From All Over The World

Attention, Lost Groovers everywhere:

Your assignment today is to gather together in one medium-sized concert facility, for one evening only, one dozen of the world’s most popular entertainers. Age, style, size, corporate affiliation and particularly musical pigeonhole is to be strictly of no concern whatsoever. Each act just has to have had a heck of a lot of their songs downloaded, perhaps maybe even sold, over the past calendar year or so.

Then, with a bare minimum of rehearsal or directorial guidelines of any sort – and an equally bare-boned budget to boot – a two-hour concert has to sequenced, scored, choreographed and executed upon a single stage utilizing all these chosen singers, dancers and accompanists, the entire proceedings recorded and video’d completely live, music and vocals, without re-takes, and the resultant miles of tape then edited, printed, promoted and distributed for public viewing into theatres.

Oh. And this all has to be completed within the period of a mere fourteen days, from show-date to release-date, by the way.

Finished laughing? Of course in a 21st century scheme of things such an endeavor would scarcely get past the imagining stage I agree, quickly dismissed out-of-hand (not to mention out-of-mind) as completely unfeasible; one legal, logistical – not to mention ego-tistical – nightmare of gargantuan proportions.

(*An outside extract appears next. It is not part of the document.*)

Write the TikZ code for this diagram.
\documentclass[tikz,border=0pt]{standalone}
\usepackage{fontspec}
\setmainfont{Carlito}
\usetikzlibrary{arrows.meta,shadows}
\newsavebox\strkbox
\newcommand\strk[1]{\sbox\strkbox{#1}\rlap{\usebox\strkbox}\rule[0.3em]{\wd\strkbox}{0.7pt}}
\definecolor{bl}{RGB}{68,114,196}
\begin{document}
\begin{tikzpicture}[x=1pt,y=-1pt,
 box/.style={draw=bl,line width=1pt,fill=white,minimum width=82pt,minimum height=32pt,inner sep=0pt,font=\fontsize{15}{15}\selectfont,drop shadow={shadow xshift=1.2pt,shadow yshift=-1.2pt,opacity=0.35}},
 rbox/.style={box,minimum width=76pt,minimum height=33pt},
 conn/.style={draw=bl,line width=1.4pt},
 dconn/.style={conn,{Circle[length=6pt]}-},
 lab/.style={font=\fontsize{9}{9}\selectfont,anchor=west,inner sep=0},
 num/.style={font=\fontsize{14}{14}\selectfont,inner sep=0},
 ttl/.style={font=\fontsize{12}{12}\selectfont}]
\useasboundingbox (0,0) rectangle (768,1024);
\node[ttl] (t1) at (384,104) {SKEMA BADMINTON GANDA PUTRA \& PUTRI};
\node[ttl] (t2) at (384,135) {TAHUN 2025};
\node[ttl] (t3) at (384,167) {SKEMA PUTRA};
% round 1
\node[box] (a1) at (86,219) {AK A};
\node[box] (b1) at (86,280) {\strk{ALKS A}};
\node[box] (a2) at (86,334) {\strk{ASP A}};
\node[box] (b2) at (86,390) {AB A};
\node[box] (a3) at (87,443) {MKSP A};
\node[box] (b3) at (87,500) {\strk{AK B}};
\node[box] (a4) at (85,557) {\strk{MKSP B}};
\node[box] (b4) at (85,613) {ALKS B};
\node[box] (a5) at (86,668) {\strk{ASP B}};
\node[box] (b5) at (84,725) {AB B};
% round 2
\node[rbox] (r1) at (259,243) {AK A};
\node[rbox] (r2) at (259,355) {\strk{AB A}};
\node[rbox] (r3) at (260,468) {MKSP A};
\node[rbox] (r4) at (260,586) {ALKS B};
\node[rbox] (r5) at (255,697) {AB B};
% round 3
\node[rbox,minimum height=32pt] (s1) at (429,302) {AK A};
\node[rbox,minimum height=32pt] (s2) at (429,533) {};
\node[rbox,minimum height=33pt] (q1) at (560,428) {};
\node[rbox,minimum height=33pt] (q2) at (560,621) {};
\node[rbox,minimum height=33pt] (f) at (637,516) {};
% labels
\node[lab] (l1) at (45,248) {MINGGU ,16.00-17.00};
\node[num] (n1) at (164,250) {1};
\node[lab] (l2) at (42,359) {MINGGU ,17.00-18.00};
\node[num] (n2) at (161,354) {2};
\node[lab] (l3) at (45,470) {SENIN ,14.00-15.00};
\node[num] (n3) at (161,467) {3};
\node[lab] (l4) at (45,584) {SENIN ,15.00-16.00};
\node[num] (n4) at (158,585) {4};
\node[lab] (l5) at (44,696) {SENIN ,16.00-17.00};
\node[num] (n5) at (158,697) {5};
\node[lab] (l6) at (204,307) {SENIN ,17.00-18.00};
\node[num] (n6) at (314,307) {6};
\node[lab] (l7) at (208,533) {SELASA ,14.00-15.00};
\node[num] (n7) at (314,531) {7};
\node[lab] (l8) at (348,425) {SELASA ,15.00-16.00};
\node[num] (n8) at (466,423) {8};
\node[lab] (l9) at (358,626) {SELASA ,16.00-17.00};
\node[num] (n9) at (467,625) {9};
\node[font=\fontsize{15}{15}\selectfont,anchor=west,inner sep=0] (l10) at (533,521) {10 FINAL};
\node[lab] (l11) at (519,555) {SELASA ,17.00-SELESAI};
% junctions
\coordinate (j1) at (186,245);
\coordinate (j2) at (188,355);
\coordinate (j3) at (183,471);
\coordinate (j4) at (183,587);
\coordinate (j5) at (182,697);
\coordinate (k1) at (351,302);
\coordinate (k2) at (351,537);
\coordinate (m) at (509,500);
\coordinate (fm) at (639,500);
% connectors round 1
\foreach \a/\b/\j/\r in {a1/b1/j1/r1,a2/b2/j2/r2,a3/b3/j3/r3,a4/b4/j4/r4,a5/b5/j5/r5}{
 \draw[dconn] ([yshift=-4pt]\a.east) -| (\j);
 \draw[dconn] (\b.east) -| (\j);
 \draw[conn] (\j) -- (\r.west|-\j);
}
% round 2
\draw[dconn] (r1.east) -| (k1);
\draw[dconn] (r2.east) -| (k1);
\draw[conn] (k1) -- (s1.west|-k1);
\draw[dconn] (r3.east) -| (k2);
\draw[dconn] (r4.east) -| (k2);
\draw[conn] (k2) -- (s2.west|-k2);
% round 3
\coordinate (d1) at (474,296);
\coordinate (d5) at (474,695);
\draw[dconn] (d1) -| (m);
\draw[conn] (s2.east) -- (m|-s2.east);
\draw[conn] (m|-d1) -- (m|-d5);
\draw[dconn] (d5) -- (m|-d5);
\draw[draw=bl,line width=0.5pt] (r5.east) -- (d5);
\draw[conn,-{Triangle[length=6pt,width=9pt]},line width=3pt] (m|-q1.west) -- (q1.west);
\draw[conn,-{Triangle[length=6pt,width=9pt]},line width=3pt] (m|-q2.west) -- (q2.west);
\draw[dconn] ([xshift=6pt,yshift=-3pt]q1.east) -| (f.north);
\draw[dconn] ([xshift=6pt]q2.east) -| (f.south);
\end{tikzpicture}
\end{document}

But, in that strange and distant galaxy known as The Sixties, where anything seemed possible, everything was tried at least once, and “no” was a word only uttered when speaking to people over thirty, undertakings of such grand socio-musical import were thought no more impractical than, say, making orange juice out of freeze-dried crystals then flying with them all the way to the moon and back.

What is hard to believe, however, is that one such concert event filmed inside the Santa Monica Civic Auditorium on the night of October 29, 1964 in front of a few hundred local high school students should not only survive to be released on DVD, but that its one hundred and twelve monochrome minutes remain as utterly entertaining, and downright engrossing, all these forty-five years later.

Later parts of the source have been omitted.